O passado é, muitas vezes, um lugar seguro. Talvez por isso a nostalgia seja um refúgio tentador. “No meu tempo era melhor” é uma frase que ouve-se com frequência de quem enfrenta dificuldades em aceitar o aqui e o agora, tão incertos. Esse temor do abismo ao qual um passo mal dado ou uma decisão precipitada podem conduzir, fazem com que a paisagem vista pelo retrovisor seja, de certa forma, mais reconfortante e, claro, mais sedutora. Viver de saudade assusta menos do que de expectativas incertas.
A febre do vinil e a volta dos toca-discos, em tempos de bluetooth e do desaparecimento acelerado das mídias físicas; e o fenômeno representado pela série Stranger Things, que resgata de forma quase fetichista a cultura pop da década de 1980, são arroubos nostálgicos charmosos que denunciam, talvez, um desencanto com o presente.

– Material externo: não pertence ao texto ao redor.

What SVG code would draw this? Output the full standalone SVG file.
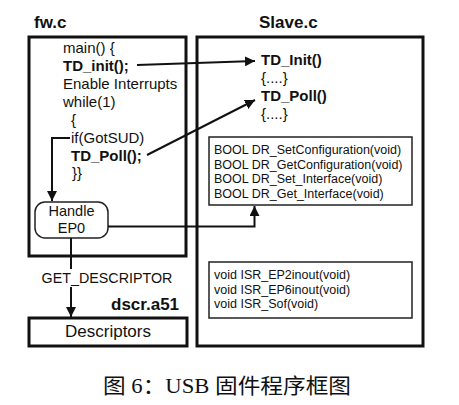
<svg xmlns="http://www.w3.org/2000/svg" width="459" height="405" viewBox="0 0 459 405">
<defs>
<style>
text{font-family:"Liberation Sans",Arial,sans-serif;fill:#111}
.b{font-weight:bold}
.code{font-size:15px}
.small{font-size:12.5px}
.big{fill:none;stroke:#111;stroke-width:3}
.thin{fill:#fff;stroke:#222;stroke-width:1.5}
.conn{fill:none;stroke:#111;stroke-width:2}
</style>
<marker id="ah" viewBox="0 0 10 10" refX="10" refY="5" markerWidth="5" markerHeight="5" markerUnits="strokeWidth" orient="auto">
<path d="M0,0 L10,5 L0,10 Z" fill="#111"/>
</marker>
</defs>
<rect width="459" height="405" fill="#fff"/>

<g id="fw">
<text x="34" y="28" class="b" font-size="17">fw.c</text>
<rect x="29" y="37" width="157" height="219" class="big"/>
<text class="code" x="63" y="53">main() {</text>
<text class="code b" x="63" y="71">TD_init();</text>
<text class="code" x="63" y="89">Enable Interrupts</text>
<text class="code" x="63" y="107">while(1)</text>
<text class="code" x="71" y="125">{</text>
<text class="code" x="71" y="143">if(GotSUD)</text>
<text class="code b" x="71" y="161">TD_Poll();</text>
<text class="code" x="72" y="178">}}</text>
</g>

<g id="handle">
<rect x="35" y="202" width="73" height="36" rx="10" ry="10" class="thin"/>
<text x="71.5" y="216" font-size="14.5" text-anchor="middle">Handle</text>
<text x="71.5" y="233" font-size="14.5" text-anchor="middle">EP0</text>
</g>

<g id="slave">
<text x="259" y="28" class="b" font-size="17">Slave.c</text>
<rect x="197" y="37" width="226" height="309" class="big"/>
<text class="code b" x="261" y="65">TD_Init()</text>
<text class="code" x="261" y="83">{....}</text>
<text class="code b" x="261" y="101">TD_Poll()</text>
<text class="code" x="261" y="119">{....}</text>
</g>

<g id="bool">
<rect x="209" y="137" width="203" height="68" class="thin"/>
<text class="small" x="214" y="154">BOOL DR_SetConfiguration(void)</text>
<text class="small" x="214" y="168.5">BOOL DR_GetConfiguration(void)</text>
<text class="small" x="214" y="183">BOOL DR_Set_Interface(void)</text>
<text class="small" x="214" y="197.5">BOOL DR_Get_Interface(void)</text>
</g>

<g id="isr">
<rect x="209" y="262" width="203" height="56" class="thin"/>
<text class="small" x="214" y="279">void ISR_EP2inout(void)</text>
<text class="small" x="214" y="293.5">void ISR_EP6inout(void)</text>
<text class="small" x="214" y="308">void ISR_Sof(void)</text>
</g>

<g id="descriptors">
<text x="111" y="310" class="b" font-size="17">dscr.a51</text>
<rect x="29" y="318" width="158" height="28" class="big"/>
<text x="108" y="337" font-size="17" text-anchor="middle">Descriptors</text>
</g>

<g id="connectors">
<path d="M137,65 L255,61" class="conn" marker-end="url(#ah)"/>
<path d="M147,155 L255,100" class="conn" marker-end="url(#ah)"/>
<path d="M70,138 H52 V201" class="conn" marker-end="url(#ah)"/>
<path d="M108,226.5 H254.5 V206" class="conn" stroke-width="2.5" marker-end="url(#ah)"/>
<path d="M71,238 V269" class="conn" stroke-width="2.5"/>
<path d="M71,287 V317" class="conn" stroke-width="2.5" marker-end="url(#ah)"/>
<text x="107" y="283" font-size="14.3" text-anchor="middle">GET_DESCRIPTOR</text>
</g>

<text x="103" y="393" font-size="21" textLength="248" lengthAdjust="spacingAndGlyphs" style="font-family:'Liberation Serif','Noto Sans CJK SC',serif">图 6：USB 固件程序框图</text>
</svg>
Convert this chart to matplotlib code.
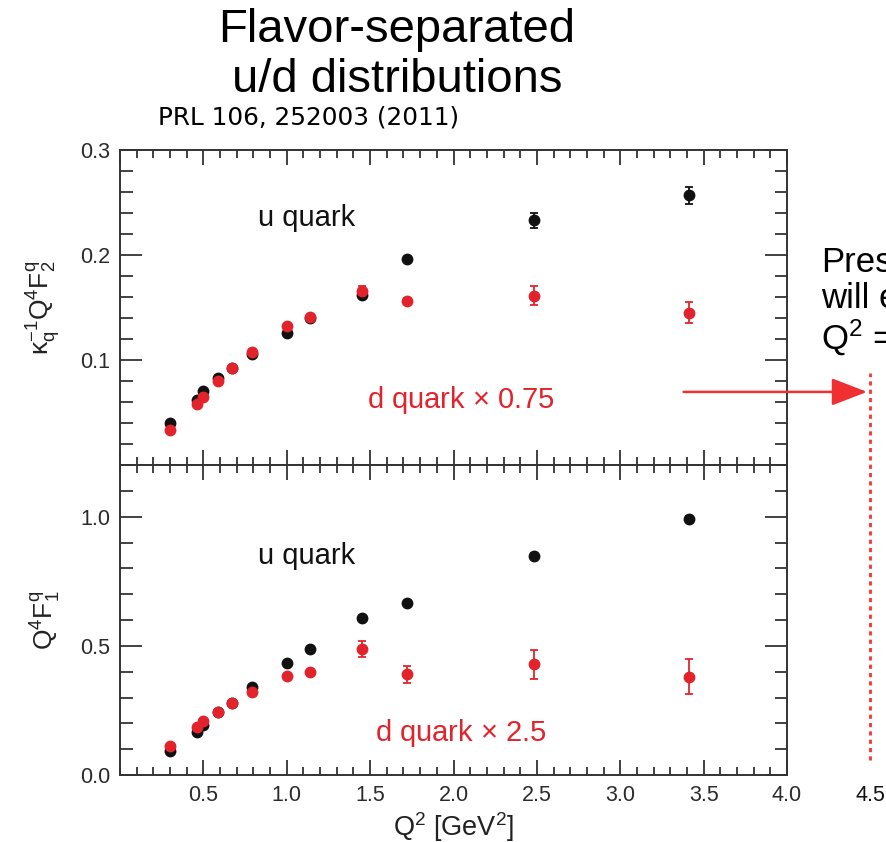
import numpy as np
import matplotlib
matplotlib.use("Agg")
import matplotlib.pyplot as plt
from matplotlib.ticker import MultipleLocator, FixedLocator
from matplotlib.transforms import blended_transform_factory

plt.rcParams['font.family'] = ['Liberation Sans', 'DejaVu Sans']
plt.rcParams['mathtext.fontset'] = 'custom'
plt.rcParams['mathtext.rm'] = 'Liberation Sans'
plt.rcParams['mathtext.it'] = 'Liberation Sans:italic'
plt.rcParams['mathtext.bf'] = 'Liberation Sans:bold'

# Q^2 values (GeV^2)
q2 = [0.30, 0.46, 0.50, 0.59, 0.67, 0.79, 1.00, 1.14, 1.45, 1.72, 2.48, 3.41]

# kappa^-1 Q^4 F2 (top panel)
f2_u = [0.040, 0.062, 0.070, 0.083, 0.092, 0.106, 0.126, 0.140, 0.162, 0.196, 0.233, 0.257]
f2_u_err = [0.002, 0.002, 0.002, 0.002, 0.002, 0.002, 0.002, 0.002, 0.002, 0.002, 0.007, 0.008]
f2_d = [0.033, 0.058, 0.065, 0.080, 0.092, 0.108, 0.132, 0.141, 0.166, 0.156, 0.161, 0.145]
f2_d_err = [0.002, 0.002, 0.002, 0.002, 0.002, 0.002, 0.002, 0.002, 0.004, 0.003, 0.009, 0.010]

# Q^4 F1 (bottom panel)
f1_u = [0.094, 0.168, 0.194, 0.243, 0.280, 0.339, 0.435, 0.487, 0.609, 0.667, 0.849, 0.991]
f1_u_err = [0.005, 0.005, 0.005, 0.005, 0.005, 0.005, 0.005, 0.005, 0.008, 0.008, 0.010, 0.012]
f1_d = [0.112, 0.187, 0.210, 0.245, 0.280, 0.320, 0.383, 0.398, 0.487, 0.390, 0.428, 0.381]
f1_d_err = [0.008, 0.008, 0.008, 0.008, 0.008, 0.008, 0.008, 0.008, 0.032, 0.032, 0.055, 0.068]

BLACK = '#111111'
RED = '#e3232b'
AXC = '#333333'
TICK_FS = 15.5
NOTE_FS = 21

fig = plt.figure(figsize=(8.87, 8.42), dpi=100)
ax1 = fig.add_axes([120 / 887, 1 - 465 / 842, 667 / 887, 315 / 842])
ax2 = fig.add_axes([120 / 887, 1 - 775 / 842, 667 / 887, 310 / 842])

for ax in (ax1, ax2):
    for sp in ax.spines.values():
        sp.set_color(AXC)
        sp.set_linewidth(1.4)
    ax.set_xlim(0, 4.0)
    ax.xaxis.set_major_locator(MultipleLocator(0.5))
    ax.xaxis.set_minor_locator(MultipleLocator(0.1))
    ax.tick_params(which='both', direction='in', top=True, right=True,
                   color=AXC, width=1.3, labelcolor='#2a2a2a', labelsize=TICK_FS)
    ax.tick_params(axis='x', which='major', length=11, pad=7)
    ax.tick_params(axis='x', which='minor', length=6)
    ax.tick_params(axis='y', which='major', length=16, pad=7)
    ax.tick_params(axis='y', which='minor', length=9)

# top panel
ax1.errorbar(q2, f2_u, yerr=f2_u_err, fmt='o', color=BLACK, ms=7.5,
             elinewidth=1.3, capsize=3, capthick=1.3, zorder=3)
ax1.errorbar(q2, f2_d, yerr=f2_d_err, fmt='o', color=RED, ms=7.5,
             elinewidth=1.3, capsize=3, capthick=1.3, zorder=4)
ax1.set_ylim(0, 0.3)
ax1.yaxis.set_major_locator(FixedLocator([0.1, 0.2, 0.3]))
ax1.yaxis.set_minor_locator(MultipleLocator(0.02))
ax1.set_yticklabels(['0.1', '0.2', '0.3'])
ax1.tick_params(axis='x', labelbottom=False)
ax1.set_ylabel(r'κ$_\mathrm{q}^{-1}$Q$^4$F$_2^\mathrm{q}$', fontsize=19, color='#222222')
ax1.yaxis.set_label_coords(-0.085, 0.5)
ax1.text(0.83, 0.235, 'u quark', fontsize=NOTE_FS, color=BLACK, va='center')
ax1.text(1.48, 0.062, r'd quark $\times$ 0.75', fontsize=NOTE_FS, color=RED, va='center')

# bottom panel
ax2.errorbar(q2, f1_u, yerr=f1_u_err, fmt='o', color=BLACK, ms=7.5,
             elinewidth=1.3, capsize=3, capthick=1.3, zorder=3)
ax2.errorbar(q2, f1_d, yerr=f1_d_err, fmt='o', color=RED, ms=7.5,
             elinewidth=1.3, capsize=3, capthick=1.3, zorder=4)
ax2.set_ylim(0, 1.2)
ax2.yaxis.set_major_locator(FixedLocator([0.0, 0.5, 1.0]))
ax2.yaxis.set_minor_locator(MultipleLocator(0.1))
ax2.set_yticklabels(['0.0', '0.5', '1.0'])
ax2.set_xticks([0.5, 1.0, 1.5, 2.0, 2.5, 3.0, 3.5, 4.0])
ax2.set_ylabel(r'Q$^4$F$_1^\mathrm{q}$', fontsize=19, color='#222222')
ax2.yaxis.set_label_coords(-0.085, 0.5)
ax2.set_xlabel(r'Q$^2$ [GeV$^2$]', fontsize=19.5, color='#222222', labelpad=3)
ax2.text(0.83, 0.848, 'u quark', fontsize=NOTE_FS, color=BLACK, va='center')
ax2.text(1.53, 0.163, r'd quark $\times$ 2.5', fontsize=NOTE_FS, color=RED, va='center')

# projected reach at Q^2 = 4.5
ax2.plot([4.5, 4.5], [0.06, 1.556], color='#ff3030', lw=2, ls=(0, (1.5, 1.5)),
         clip_on=False)
ax2.annotate('', xy=(4.48, 1.483), xytext=(3.38, 1.483),
             arrowprops=dict(arrowstyle='-|>,head_length=2.2,head_width=0.85',
                             color='#f03030', lw=1.8, shrinkA=0, shrinkB=0),
             annotation_clip=False)
trans = blended_transform_factory(ax2.transData, ax2.transAxes)
ax2.text(4.5, -0.033, '4.5', transform=trans, ha='center', va='top',
         fontsize=TICK_FS, color='#111111')

fig.text(397 / 887, 1 - 55 / 842, 'Flavor-separated\nu/d distributions',
         ha='center', va='center', fontsize=34, linespacing=1.2)
fig.text(158 / 887, 1 - 117 / 842, 'PRL 106, 252003 (2011)',
         family='DejaVu Sans', fontsize=17.8, ha='left', va='center')
fig.text(821 / 887, 1 - 302 / 842, 'Pres\nwill e\nQ$^2$ =', fontsize=25,
         ha='left', va='center', linespacing=1.1)

fig.savefig('out.png', dpi=100)
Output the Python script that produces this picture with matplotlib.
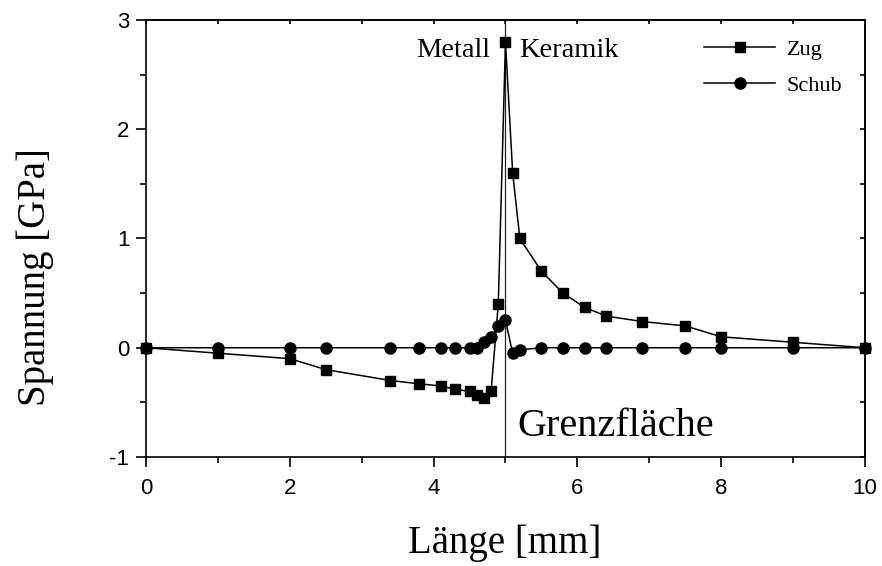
import numpy as np
import matplotlib.pyplot as plt
from matplotlib.ticker import MultipleLocator

plt.rcParams['axes.unicode_minus'] = False

# Zug (tension) - squares
zug_x = [0, 1, 2, 2.5, 3.4, 3.8, 4.1, 4.3, 4.5, 4.6, 4.7, 4.8, 4.9, 5.0, 5.1,
         5.2, 5.5, 5.8, 6.1, 6.4, 6.9, 7.5, 8, 9, 10]
zug_y = [0, -0.05, -0.1, -0.2, -0.3, -0.33, -0.35, -0.38, -0.4, -0.43, -0.46, -0.4, 0.4, 2.8, 1.6,
         1.0, 0.7, 0.5, 0.37, 0.29, 0.24, 0.2, 0.1, 0.05, 0]

# Schub (shear) - circles
schub_x = [0, 1, 2, 2.5, 3.4, 3.8, 4.1, 4.3, 4.5, 4.6, 4.7, 4.8, 4.9, 5.0, 5.1,
           5.2, 5.5, 5.8, 6.1, 6.4, 6.9, 7.5, 8, 9, 10]
schub_y = [0, 0, 0, 0, 0, 0, 0, 0, 0, 0, 0.05, 0.1, 0.2, 0.25, -0.05,
           -0.02, 0, 0, 0, 0, 0, 0, 0, 0, 0]

serif = ['Liberation Serif', 'DejaVu Serif']
sans = ['Liberation Sans', 'DejaVu Sans']

fig = plt.figure(figsize=(8.82, 5.66), dpi=100)
ax = fig.add_axes([0.1655, 0.1926, 0.8152, 0.7721])

ax.plot(zug_x, zug_y, color='black', lw=1.1, marker='s', ms=7.8, label='Zug', clip_on=False, zorder=3)
ax.plot(schub_x, schub_y, color='black', lw=1.1, marker='o', ms=8, label='Schub', clip_on=False, zorder=3)
ax.axvline(5, color='#222222', lw=0.9, zorder=2)

ax.set_xlim(0, 10)
ax.set_ylim(-1, 3)
ax.xaxis.set_major_locator(MultipleLocator(2))
ax.xaxis.set_minor_locator(MultipleLocator(1))
ax.yaxis.set_major_locator(MultipleLocator(1))
ax.yaxis.set_minor_locator(MultipleLocator(0.5))

# outward ticks on bottom/left, inward on top/right
ax.tick_params(which='both', direction='out', width=1.2, top=False, right=False)
ax.tick_params(which='major', length=7)
ax.tick_params(which='minor', length=4)
ax.tick_params(axis='x', labelsize=16, pad=8)
ax.tick_params(axis='y', labelsize=16, pad=5)
for lab in ax.get_xticklabels() + ax.get_yticklabels():
    lab.set_family(sans)

ax2 = ax.secondary_xaxis('top')
ax2.xaxis.set_major_locator(MultipleLocator(1))
ax2.tick_params(direction='in', length=3, width=1.2, labeltop=False)
ax3 = ax.secondary_yaxis('right')
ax3.yaxis.set_major_locator(MultipleLocator(0.5))
ax3.tick_params(direction='in', length=3.5, width=1.2, labelright=False)

for s in list(ax.spines.values()):
    s.set_linewidth(1.2)
ax2.spines['top'].set_linewidth(1.2)
ax3.spines['right'].set_linewidth(1.2)

# axis titles placed on the figure
fig.text(504.5 / 882, 13 / 566, 'Länge [mm]', family=serif, fontsize=28,
         ha='center', va='baseline')
fig.text(45 / 882, 1 - 277 / 566, 'Spannung [GPa]', family=serif, fontsize=28,
         rotation=90, rotation_mode='anchor', ha='center', va='baseline')

ax.text(4.79, 2.66, 'Metall', family=serif, fontsize=20.5, ha='right', va='baseline')
ax.text(5.19, 2.66, 'Keramik', family=serif, fontsize=20.5, ha='left', va='baseline')
ax.text(5.16, -0.805, 'Grenzfläche', family=serif, fontsize=29, ha='left', va='baseline')

leg = ax.legend(loc='upper right', frameon=False, prop={'family': serif, 'size': 16},
                handlelength=3.2, handletextpad=0.5, labelspacing=0.68,
                bbox_to_anchor=(0.996, 1.0015))

fig.savefig('out.png', dpi=100)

Ao meu redor, esse culto ao que já se foi, ainda que jamais tenha sido de verdade, tornou-se uma febre entre muitos. Políticos se apropriam dessa vulnerabilidade coletiva e a transformam em instrumento de manipulação das massas. Prometem devolver a cidade segura, paroquial e maquiada de tempos idos. Ou o país do futuro, embalado pela ilusão de um milagre econômico edificado sobre bases muito frágeis, sob o comando autoritário de quem não tolerava dissenso, calando quem a ele se opusesse.
Reconheço, no entanto, que é quase inevitável romantizar o que já se foi, como uma estratégia para tornar mais leve a bagagem que se carrega. É certo que o presente, pela incerteza que representa, assusta e gera muita ansiedade, essa faca de dois gumes que pode tanto paralisar quanto gerar movimento, dependendo como se lida com ela.
Eu mesmo me pego amaldiçoando o presente, ao perceber que há hoje no Brasil mais farmácias do que livrarias e, em todas as direções para onde olho, as pessoas parecem imersas nas telas de seus celulares, alheias, como se naquele mar de possibilidades virtuais, pudessem encontrar todas as respostas. Sem perceber que suas perguntas vão ficando cada vez mais limitadas, por conta dessa desconexão com o mundo de pessoas, relações e experiências de verdade.